Reply with one number only: the count of lines below that contain the word "this".
::::::
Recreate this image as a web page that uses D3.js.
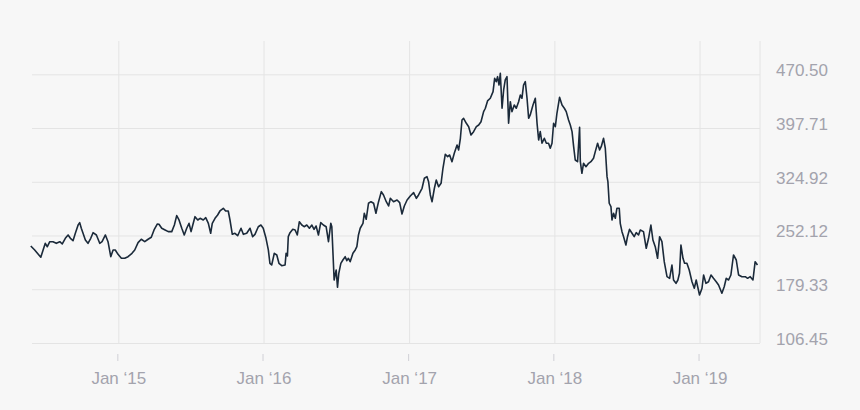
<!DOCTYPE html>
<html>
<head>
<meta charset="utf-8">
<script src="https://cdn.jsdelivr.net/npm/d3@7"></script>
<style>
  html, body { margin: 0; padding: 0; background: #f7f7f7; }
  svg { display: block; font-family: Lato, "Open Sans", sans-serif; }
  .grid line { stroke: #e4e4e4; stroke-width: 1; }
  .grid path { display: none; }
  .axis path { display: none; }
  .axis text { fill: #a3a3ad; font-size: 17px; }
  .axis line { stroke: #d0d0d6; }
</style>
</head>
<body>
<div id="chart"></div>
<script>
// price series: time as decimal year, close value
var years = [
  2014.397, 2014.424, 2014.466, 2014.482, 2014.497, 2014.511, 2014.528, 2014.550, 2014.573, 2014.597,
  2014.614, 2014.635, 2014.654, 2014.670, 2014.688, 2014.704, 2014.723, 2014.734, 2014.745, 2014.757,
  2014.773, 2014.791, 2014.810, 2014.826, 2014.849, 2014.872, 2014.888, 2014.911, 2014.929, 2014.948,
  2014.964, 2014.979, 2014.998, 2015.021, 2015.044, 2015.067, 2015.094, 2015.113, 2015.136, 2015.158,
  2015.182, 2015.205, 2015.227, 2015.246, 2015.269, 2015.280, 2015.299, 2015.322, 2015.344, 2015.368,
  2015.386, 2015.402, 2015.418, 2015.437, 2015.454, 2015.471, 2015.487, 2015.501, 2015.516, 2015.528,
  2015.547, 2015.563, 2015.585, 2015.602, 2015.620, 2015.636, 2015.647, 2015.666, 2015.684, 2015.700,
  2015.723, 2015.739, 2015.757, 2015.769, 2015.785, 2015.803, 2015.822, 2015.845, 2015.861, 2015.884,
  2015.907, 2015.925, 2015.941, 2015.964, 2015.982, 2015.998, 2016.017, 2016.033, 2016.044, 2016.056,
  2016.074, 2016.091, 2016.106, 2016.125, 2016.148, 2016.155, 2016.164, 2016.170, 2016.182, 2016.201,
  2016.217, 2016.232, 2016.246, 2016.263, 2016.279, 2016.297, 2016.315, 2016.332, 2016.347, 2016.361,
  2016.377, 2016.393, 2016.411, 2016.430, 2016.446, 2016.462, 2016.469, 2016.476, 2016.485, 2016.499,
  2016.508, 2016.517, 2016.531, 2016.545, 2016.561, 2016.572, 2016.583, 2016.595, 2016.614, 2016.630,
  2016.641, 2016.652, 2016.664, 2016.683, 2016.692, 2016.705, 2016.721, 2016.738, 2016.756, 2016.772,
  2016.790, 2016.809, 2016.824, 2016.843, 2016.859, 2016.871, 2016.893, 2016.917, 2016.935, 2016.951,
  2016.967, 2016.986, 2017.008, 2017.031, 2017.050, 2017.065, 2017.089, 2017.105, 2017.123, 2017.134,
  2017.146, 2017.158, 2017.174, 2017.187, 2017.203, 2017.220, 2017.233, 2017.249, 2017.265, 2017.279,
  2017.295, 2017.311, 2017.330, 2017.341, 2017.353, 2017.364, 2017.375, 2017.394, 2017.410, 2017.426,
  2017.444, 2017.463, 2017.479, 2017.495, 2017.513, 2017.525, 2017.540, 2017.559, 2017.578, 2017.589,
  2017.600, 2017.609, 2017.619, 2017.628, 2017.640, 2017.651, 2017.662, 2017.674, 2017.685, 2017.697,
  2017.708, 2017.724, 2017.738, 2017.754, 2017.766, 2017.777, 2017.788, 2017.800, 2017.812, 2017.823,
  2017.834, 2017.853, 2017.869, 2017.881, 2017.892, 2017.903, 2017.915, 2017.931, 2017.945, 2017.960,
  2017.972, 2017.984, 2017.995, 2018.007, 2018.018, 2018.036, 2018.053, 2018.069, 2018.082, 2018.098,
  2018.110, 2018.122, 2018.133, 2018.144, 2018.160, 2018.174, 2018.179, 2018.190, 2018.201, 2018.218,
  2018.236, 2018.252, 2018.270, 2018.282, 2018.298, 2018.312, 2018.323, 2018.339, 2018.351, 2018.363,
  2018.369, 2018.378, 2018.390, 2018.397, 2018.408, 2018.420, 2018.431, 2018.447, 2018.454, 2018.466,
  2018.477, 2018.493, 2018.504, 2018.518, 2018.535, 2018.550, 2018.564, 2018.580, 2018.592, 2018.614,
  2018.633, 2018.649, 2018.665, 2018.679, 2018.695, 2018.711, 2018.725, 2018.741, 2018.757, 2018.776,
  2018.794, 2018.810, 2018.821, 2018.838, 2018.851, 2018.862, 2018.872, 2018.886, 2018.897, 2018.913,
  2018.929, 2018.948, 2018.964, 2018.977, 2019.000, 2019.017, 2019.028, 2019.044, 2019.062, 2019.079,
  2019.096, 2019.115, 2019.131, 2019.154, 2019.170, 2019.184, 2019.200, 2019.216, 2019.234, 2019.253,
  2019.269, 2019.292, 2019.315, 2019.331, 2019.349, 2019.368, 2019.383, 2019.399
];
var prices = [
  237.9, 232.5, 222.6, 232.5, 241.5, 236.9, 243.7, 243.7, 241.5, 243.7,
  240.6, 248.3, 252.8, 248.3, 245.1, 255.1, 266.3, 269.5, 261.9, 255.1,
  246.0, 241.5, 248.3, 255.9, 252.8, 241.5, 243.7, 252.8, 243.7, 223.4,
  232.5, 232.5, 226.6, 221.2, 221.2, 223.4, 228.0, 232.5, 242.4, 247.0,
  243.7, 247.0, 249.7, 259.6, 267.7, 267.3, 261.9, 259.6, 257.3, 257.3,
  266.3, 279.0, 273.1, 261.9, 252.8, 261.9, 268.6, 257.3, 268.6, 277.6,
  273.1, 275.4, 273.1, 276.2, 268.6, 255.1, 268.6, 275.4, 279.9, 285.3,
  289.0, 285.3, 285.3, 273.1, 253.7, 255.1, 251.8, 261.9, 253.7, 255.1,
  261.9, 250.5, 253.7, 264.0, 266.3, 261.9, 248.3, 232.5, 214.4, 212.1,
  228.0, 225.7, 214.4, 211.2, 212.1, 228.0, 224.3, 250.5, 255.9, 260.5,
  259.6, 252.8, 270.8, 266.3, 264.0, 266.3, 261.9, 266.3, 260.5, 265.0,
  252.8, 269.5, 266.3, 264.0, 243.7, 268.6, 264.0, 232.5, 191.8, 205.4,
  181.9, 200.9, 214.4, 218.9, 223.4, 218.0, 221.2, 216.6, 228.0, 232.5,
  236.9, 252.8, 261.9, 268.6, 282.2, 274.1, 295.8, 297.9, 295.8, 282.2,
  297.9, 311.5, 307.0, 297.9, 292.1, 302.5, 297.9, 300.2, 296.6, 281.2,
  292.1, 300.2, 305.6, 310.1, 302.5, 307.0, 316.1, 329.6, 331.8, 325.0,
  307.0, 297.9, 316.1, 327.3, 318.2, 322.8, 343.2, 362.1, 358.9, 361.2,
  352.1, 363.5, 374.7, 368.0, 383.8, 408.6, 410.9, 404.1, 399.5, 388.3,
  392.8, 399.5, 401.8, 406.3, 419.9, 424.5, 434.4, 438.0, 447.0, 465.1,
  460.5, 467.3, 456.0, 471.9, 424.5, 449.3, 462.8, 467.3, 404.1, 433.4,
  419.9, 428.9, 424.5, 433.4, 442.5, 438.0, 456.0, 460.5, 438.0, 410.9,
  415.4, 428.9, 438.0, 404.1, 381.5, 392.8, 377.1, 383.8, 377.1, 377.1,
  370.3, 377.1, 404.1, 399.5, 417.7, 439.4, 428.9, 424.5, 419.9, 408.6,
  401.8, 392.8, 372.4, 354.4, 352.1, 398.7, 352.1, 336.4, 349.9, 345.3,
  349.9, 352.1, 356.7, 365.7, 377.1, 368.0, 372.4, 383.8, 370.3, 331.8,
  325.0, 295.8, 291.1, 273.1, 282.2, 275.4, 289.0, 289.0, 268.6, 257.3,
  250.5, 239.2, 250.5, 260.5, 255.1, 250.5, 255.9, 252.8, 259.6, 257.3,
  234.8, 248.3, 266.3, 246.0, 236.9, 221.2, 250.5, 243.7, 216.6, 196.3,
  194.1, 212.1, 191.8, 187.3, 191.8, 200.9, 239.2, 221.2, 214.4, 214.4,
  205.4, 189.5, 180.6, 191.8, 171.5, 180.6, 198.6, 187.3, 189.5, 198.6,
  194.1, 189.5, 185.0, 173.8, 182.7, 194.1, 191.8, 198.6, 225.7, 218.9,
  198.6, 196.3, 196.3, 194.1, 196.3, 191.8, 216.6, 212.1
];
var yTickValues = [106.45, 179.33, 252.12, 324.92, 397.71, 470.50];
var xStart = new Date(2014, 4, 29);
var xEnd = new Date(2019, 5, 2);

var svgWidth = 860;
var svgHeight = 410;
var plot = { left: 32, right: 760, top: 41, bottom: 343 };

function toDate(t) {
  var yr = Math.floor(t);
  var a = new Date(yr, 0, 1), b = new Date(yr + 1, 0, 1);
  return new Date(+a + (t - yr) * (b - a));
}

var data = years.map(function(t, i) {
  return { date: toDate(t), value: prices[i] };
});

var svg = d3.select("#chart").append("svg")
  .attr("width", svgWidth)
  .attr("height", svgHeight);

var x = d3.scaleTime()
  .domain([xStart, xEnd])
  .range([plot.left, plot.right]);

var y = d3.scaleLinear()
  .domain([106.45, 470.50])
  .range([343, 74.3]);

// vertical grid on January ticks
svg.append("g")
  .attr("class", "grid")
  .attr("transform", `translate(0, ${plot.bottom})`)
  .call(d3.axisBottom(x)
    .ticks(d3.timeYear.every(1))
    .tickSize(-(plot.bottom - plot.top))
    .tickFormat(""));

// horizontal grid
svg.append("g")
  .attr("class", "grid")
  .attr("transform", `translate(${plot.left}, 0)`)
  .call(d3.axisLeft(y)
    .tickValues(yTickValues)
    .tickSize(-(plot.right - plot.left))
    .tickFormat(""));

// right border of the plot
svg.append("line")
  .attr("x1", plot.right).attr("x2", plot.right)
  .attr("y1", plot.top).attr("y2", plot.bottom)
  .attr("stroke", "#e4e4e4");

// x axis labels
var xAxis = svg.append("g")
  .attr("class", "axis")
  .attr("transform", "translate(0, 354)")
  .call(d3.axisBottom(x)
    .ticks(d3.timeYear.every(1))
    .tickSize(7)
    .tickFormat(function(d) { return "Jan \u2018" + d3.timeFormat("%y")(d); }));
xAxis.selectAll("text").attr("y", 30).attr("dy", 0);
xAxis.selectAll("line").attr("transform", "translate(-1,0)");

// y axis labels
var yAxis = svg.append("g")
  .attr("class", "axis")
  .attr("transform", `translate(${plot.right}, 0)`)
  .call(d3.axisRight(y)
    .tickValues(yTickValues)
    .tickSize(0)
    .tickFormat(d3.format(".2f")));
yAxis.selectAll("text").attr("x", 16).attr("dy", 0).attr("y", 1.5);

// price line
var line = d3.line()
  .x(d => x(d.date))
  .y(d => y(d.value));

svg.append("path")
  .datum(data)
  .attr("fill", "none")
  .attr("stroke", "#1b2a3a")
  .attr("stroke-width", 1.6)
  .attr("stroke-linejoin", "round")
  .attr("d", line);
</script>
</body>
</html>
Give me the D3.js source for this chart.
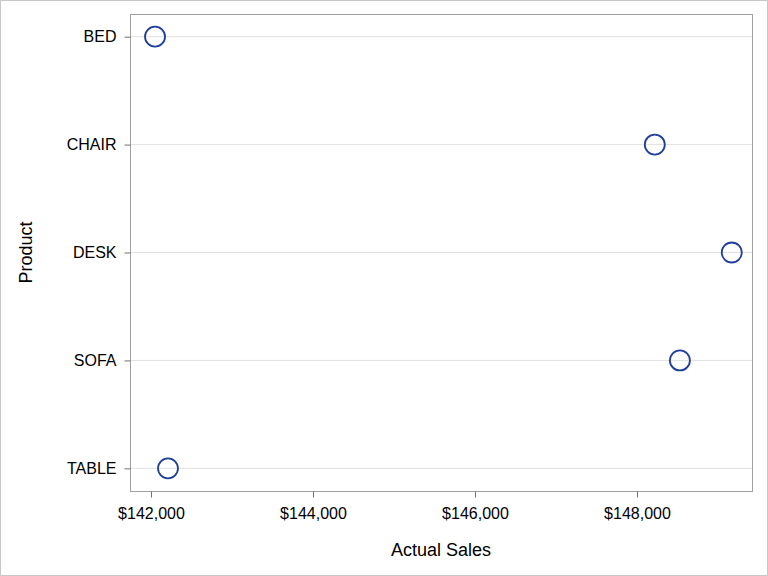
::::::
▶ TASK RESPONSE:
2